I wouldn't go as far as to require government ID, (some folks have issues getting government IDs for voting purposes) and many undeveloped nations have large portions of their populations that have no birth certificates.

I would however require that a human be present to create a new account and that it be tied to a phone number for 2FA or something along these lines that makes mass registration cost prohibitive.


Suppose someone has divergent interests. Maybe they are interested in computing and hunting. If they want to discuss things and cultivate a following in each of these communities, should they be required to tweet both from the same account?

What if there isn't a lot demographic overlap? Twitter doesn't provide any kind of tooling that would allow one to follow only the relevant tweets in a given account. This is especially relevant if the interests/communities at issue not only don't have a lot in common, but actually spend a lot of time at odds, which is the case for many interests. It'd be impossible to have some followers from such groups who wanted to hear about the one thing without simultaneously alienating them by talking about the other thing. Computing and hunting are good examples because your average cypherpunk's opinion and worldview is much different from your average hunter's opinion and worldview.

I have personally started a handful of different Twitter accounts intended to engage with different communities. None of these perform any automatic activity at all and I basically use them for a couple of days and then give up because it's too much effort (recently, more because Twitter blocks the accounts almost-immediately).

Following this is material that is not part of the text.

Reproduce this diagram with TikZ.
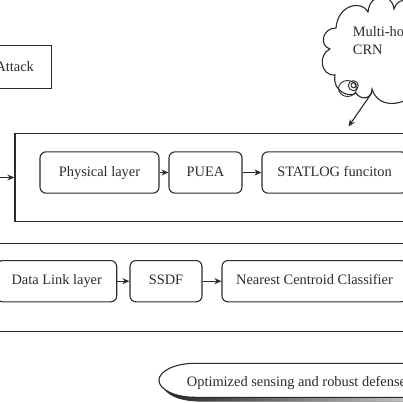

More accounts than people is absolutely not a reliable indicator that "you have robots registering" (especially when businesses etc. are expected to register). That may be a better metric if Twitter provided useful filtration tools, but even then it'd be shoddy.


I don't think the scheme under discussion requires a one to one relationship between accounts and pieces of ID. Just that, to get the blue badge or whatever, any account should have an identified 'real person' (or company etc) behind it.

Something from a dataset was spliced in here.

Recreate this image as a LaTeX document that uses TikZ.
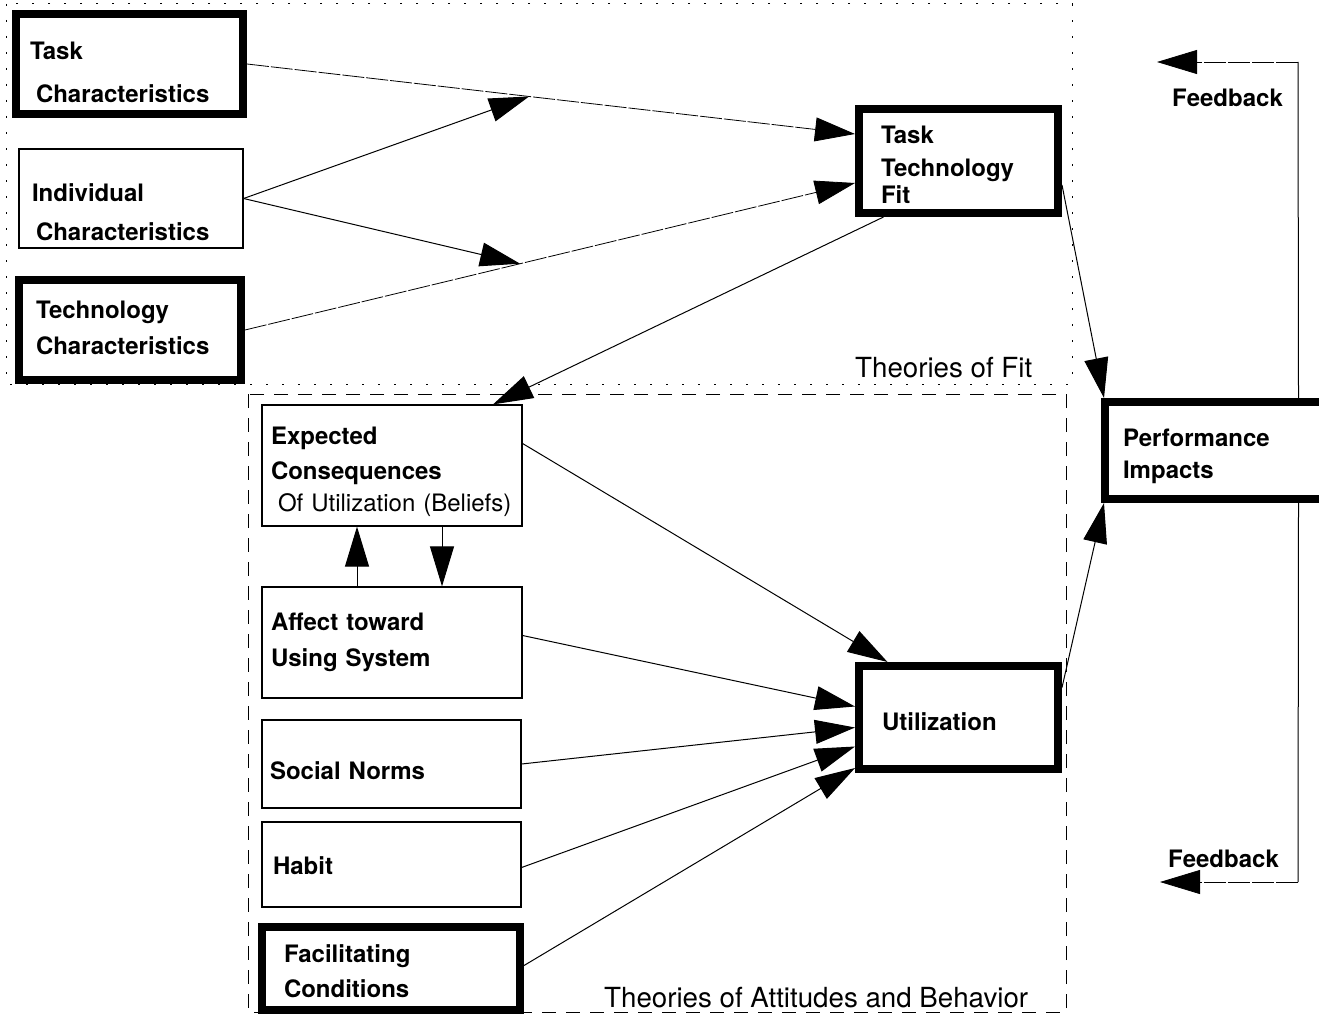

I think there should be two potential badges for twitter users: 1) Verified identity (as you described) 2) Suspected bot

And you should be able to filter out posts accordingly, like "only showed verified" or "don't show suspected bots".

And by default, Twitter should hide suspected bots in reply/hashtag threads, so they don't get increased exposure.


I like this idea, a simple tag on an account that says "we have verified this person is real" and a filtering mechanism in the UI would do wonders.


Human / not human is probably worthwhile, but a ton of twitters value would go away if everyone had to use their real identity to post.


Maybe something like Selfkey would be useful...

https://selfkey.org/


I could go for a service like that. Even without the anonymous option.